%%
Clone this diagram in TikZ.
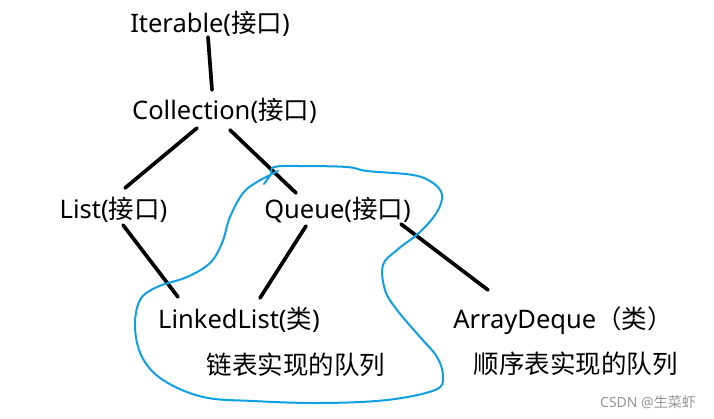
\documentclass[tikz,border=0pt]{standalone}
\usepackage{fontspec}
\setmainfont{Noto Sans}
\newfontfamily\cjk{Noto Sans CJK SC}
\definecolor{loopblue}{RGB}{15,160,228}
\definecolor{markgray}{RGB}{150,150,150}
\begin{document}
\begin{tikzpicture}[x=1pt,y=-1pt,
  lbl/.style={anchor=base,inner sep=0pt,font=\fontsize{25.5}{30}\selectfont},
  note/.style={anchor=base,inner sep=0pt,font=\cjk\fontsize{25.5}{30}\selectfont},
  wm/.style={anchor=base,inner sep=0pt,text=markgray,font=\fontsize{14}{16}\selectfont},
  edge/.style={line width=3.7pt,line cap=round},
  loop/.style={draw=loopblue,line width=2pt,line cap=round,line join=round}]
\useasboundingbox[fill=white] (0,0) rectangle (714,418);
\node[lbl] (it) at (210,32) {Iterable({\cjk 接口})};
\node[lbl] (coll) at (224.5,119) {Collection({\cjk 接口})};
\node[lbl] (list) at (113.5,218) {List({\cjk 接口})};
\node[lbl] (queue) at (337.5,218) {Queue({\cjk 接口})};
\node[lbl] (ll) at (239,328) {LinkedList({\cjk 类})};
\node[lbl] (ad) at (563,328) {ArrayDeque{\cjk （类）}};
\node[note] (lln) at (296,374) {链表实现的队列};
\node[note] (adn) at (575.5,373) {顺序表实现的队列};
\node[wm] (csdn) at (648,407) {CSDN @{\cjk 生菜虾}};
\draw[edge] ([shift={(-2,5)}]it.base) -- ([shift={(-12.5,-29)}]coll.base);
\draw[edge] ([shift={(-27.5,9)}]coll.base) -- ([shift={(11.5,-30)}]list.base);
\draw[edge] ([shift={(5.5,11)}]coll.base) -- ([shift={(-41.5,-25)}]queue.base);
\draw[edge] ([shift={(9.5,7)}]list.base) -- ([shift={(-61,-31)}]ll.base);
\draw[edge] ([shift={(-31.5,8)}]queue.base) -- ([shift={(21,-30)}]ll.base);
\draw[edge] ([shift={(63.5,6)}]queue.base) -- ([shift={(-75,-38)}]ad.base);
\draw[loop] plot[smooth,tension=0.6] coordinates {
 (264,184) (271,174) (274,167) (300,166) (347,167) (367,171) (413,175) (433,183)
 (442,195) (437,212) (420,232) (397,250) (383,265) (385,290) (397,310) (420,337)
 (437,357) (443,377) (435,390) (387,400) (320,403) (253,401) (203,397) (163,380)
 (142,357) (135,327) (140,300) (157,287) (187,277) (210,263) (222,243) (230,217)
 (243,193) (257,182) (270,175) (278,171)};
\end{tikzpicture}
\end{document}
%%
__DO THIS__:
Every line above should be returned exactly; the pictures stay out.

__EXPECTED OUTPUT__:
Clone this diagram in TikZ.
\documentclass[tikz,border=0pt]{standalone}
\usepackage{fontspec}
\setmainfont{Noto Sans}
\newfontfamily\cjk{Noto Sans CJK SC}
\definecolor{loopblue}{RGB}{15,160,228}
\definecolor{markgray}{RGB}{150,150,150}
\begin{document}
\begin{tikzpicture}[x=1pt,y=-1pt,
  lbl/.style={anchor=base,inner sep=0pt,font=\fontsize{25.5}{30}\selectfont},
  note/.style={anchor=base,inner sep=0pt,font=\cjk\fontsize{25.5}{30}\selectfont},
  wm/.style={anchor=base,inner sep=0pt,text=markgray,font=\fontsize{14}{16}\selectfont},
  edge/.style={line width=3.7pt,line cap=round},
  loop/.style={draw=loopblue,line width=2pt,line cap=round,line join=round}]
\useasboundingbox[fill=white] (0,0) rectangle (714,418);
\node[lbl] (it) at (210,32) {Iterable({\cjk 接口})};
\node[lbl] (coll) at (224.5,119) {Collection({\cjk 接口})};
\node[lbl] (list) at (113.5,218) {List({\cjk 接口})};
\node[lbl] (queue) at (337.5,218) {Queue({\cjk 接口})};
\node[lbl] (ll) at (239,328) {LinkedList({\cjk 类})};
\node[lbl] (ad) at (563,328) {ArrayDeque{\cjk （类）}};
\node[note] (lln) at (296,374) {链表实现的队列};
\node[note] (adn) at (575.5,373) {顺序表实现的队列};
\node[wm] (csdn) at (648,407) {CSDN @{\cjk 生菜虾}};
\draw[edge] ([shift={(-2,5)}]it.base) -- ([shift={(-12.5,-29)}]coll.base);
\draw[edge] ([shift={(-27.5,9)}]coll.base) -- ([shift={(11.5,-30)}]list.base);
\draw[edge] ([shift={(5.5,11)}]coll.base) -- ([shift={(-41.5,-25)}]queue.base);
\draw[edge] ([shift={(9.5,7)}]list.base) -- ([shift={(-61,-31)}]ll.base);
\draw[edge] ([shift={(-31.5,8)}]queue.base) -- ([shift={(21,-30)}]ll.base);
\draw[edge] ([shift={(63.5,6)}]queue.base) -- ([shift={(-75,-38)}]ad.base);
\draw[loop] plot[smooth,tension=0.6] coordinates {
 (264,184) (271,174) (274,167) (300,166) (347,167) (367,171) (413,175) (433,183)
 (442,195) (437,212) (420,232) (397,250) (383,265) (385,290) (397,310) (420,337)
 (437,357) (443,377) (435,390) (387,400) (320,403) (253,401) (203,397) (163,380)
 (142,357) (135,327) (140,300) (157,287) (187,277) (210,263) (222,243) (230,217)
 (243,193) (257,182) (270,175) (278,171)};
\end{tikzpicture}
\end{document}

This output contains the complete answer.